I believe this is a TV movie- an “ABC Friday Night Movie” thing, from the 70’s. I think it was based on some sort of old legend of some sort, taking place in and around the ocean (pacific/south pacific). The heroine is a teenage girl, and I think there might have been a boy also (no, it’s not “The Blue Lagoon”!).
And here’s the final, a possibly most important clue: there’s a giant sea turtle in the story. I can’t remember how giant, maybe bigger than a schoolbus? And I think the movie ends with the turtle swimming off into the ocean, never to be seen again…
Seems like this discussion comes up every few months or so. All I ever remember about the movie is the parting shot of the turtle with the kids initials carved in the shell. Do a search on “giant turtle initials” and I bet you find more discussions. That’s not a knock on your topic, just funny how many minds this movie haunts.
The hero (James Franciscus or Tony Franciosa or one of those interchangeable square-jawed guys), a divorced dad a few days before his daughter’s birthday, goes into the men’s room at a department store, where he gets mugged and knocked unconscious. When he comes to, the store is closed and their security system–a bunch of Dobermans. Using only his wits and whatever he can scrounge up in the store, he stays alive until the store reopens the next morning.

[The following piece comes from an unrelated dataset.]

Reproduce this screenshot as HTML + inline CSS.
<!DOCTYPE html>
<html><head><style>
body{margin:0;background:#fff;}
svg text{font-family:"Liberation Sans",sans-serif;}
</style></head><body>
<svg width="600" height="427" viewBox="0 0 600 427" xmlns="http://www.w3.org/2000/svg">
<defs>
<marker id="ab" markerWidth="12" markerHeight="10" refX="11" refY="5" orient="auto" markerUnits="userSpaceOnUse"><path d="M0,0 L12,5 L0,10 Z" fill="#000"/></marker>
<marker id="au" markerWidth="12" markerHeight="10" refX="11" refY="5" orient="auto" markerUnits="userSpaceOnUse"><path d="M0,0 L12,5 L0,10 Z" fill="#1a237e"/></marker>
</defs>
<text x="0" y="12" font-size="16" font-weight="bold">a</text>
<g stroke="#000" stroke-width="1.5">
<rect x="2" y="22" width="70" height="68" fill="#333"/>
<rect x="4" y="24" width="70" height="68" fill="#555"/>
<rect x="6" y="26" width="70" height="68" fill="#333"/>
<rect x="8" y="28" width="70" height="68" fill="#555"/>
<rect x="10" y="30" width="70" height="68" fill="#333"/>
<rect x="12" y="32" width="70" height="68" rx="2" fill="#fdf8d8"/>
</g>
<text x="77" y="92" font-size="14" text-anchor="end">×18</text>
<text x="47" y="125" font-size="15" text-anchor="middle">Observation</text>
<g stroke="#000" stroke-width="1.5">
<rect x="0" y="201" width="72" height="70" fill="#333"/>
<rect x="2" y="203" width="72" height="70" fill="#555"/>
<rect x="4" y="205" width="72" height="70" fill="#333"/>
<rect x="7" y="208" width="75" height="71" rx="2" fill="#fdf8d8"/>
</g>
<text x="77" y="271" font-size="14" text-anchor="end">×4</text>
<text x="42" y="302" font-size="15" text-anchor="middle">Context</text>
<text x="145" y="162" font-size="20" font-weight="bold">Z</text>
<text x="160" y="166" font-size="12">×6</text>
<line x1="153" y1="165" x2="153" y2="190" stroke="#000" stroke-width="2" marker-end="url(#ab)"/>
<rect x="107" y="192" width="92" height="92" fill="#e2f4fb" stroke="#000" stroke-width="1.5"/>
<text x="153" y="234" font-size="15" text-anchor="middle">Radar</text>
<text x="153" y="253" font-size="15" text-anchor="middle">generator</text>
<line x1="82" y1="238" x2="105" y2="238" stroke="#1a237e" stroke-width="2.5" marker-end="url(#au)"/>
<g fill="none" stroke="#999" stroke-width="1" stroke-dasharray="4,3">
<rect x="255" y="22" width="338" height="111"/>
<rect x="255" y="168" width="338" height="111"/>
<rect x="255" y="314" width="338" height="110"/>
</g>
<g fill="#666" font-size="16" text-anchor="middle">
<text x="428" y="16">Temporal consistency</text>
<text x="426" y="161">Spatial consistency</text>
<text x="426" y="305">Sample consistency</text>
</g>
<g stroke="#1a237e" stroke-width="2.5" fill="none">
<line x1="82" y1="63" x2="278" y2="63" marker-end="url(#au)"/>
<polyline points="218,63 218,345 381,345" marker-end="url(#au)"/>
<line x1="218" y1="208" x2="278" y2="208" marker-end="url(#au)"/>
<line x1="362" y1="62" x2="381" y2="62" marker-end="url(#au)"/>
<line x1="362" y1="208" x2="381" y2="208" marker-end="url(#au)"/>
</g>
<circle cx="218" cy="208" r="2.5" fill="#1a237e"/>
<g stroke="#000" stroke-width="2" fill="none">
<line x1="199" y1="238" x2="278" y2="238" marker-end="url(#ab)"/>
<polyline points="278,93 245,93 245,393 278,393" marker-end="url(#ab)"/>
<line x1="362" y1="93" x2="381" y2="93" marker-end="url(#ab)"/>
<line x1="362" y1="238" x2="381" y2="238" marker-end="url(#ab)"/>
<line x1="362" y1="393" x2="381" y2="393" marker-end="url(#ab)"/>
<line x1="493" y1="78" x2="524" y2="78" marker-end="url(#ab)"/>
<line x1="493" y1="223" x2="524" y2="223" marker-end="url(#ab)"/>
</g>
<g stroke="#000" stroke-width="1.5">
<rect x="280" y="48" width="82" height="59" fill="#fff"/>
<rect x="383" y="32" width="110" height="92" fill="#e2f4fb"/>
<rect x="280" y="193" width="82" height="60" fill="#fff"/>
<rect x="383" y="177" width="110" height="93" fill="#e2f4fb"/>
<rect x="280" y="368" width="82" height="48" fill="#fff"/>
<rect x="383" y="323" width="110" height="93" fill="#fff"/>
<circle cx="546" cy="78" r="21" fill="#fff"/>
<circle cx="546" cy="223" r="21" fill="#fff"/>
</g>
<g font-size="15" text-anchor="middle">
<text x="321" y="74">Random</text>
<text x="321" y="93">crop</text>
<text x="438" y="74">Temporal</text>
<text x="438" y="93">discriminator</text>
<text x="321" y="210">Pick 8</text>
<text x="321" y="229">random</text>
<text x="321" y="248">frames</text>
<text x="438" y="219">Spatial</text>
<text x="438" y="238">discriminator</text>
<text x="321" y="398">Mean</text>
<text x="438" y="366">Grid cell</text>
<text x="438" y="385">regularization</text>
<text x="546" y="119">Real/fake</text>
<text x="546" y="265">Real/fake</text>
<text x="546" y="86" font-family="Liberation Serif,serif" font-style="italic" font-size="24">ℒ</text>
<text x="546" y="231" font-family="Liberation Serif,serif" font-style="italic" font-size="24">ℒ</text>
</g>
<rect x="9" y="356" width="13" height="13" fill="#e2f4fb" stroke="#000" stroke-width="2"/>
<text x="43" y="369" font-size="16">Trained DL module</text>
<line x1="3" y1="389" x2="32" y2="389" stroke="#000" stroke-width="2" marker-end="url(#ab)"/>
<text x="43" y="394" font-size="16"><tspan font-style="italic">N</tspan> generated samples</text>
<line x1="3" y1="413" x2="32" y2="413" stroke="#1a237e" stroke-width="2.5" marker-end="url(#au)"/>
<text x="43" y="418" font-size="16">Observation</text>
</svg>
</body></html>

Max- haunt is the right word. Vague images of a girl riding on top of a giant sea turtle. Someone on an IMDB review mentioned something about a whole population of adults with the same image floating around in their minds, all from an obscure movie of the week 25 years ago…
Here’s another one that I just couldn’t figure out, since I’ve never seen any of the actors before or since:
Probably early to mid-eighties-- some extremely pumped-up guy with a craggy face enlists the help of a half-dozen or so women that are either imprisoned or on the run to go on a mission to depose a dictator in Cyprus. They pose as a fashion designer and his models and receive a royal welcome. Then they do all the stupid paramilitary/espionage stuff by the numbers. Oh, and their inside man on the job is the dictator’s mistress.
This extremely non-gay-looking actor posing as a gay fashion designer was not the best spy plan, but did make for some (semi-intentional) laughs.
Anyway, mildly curious about this unforgivably horrible movie-- it was the only English thing on Japanese TV one afternoon so I watched it.
Ok Phillip Drummon (Diff’rent Strokes) is a menonite or a refugee from Little house on the Prairies and is trying to marry his fifth or sixth wife who is a little teeny bopper. Some other guy tries to stop the marraige and ends up wandering off into the sunset with the girl who is still about ten to fifteen years younger than him. (ewww!)
Oh my god, I remember this! Actually, all I can remember is the very end when he’s about to shoot one of the dobies with a compound bow from sporting goods!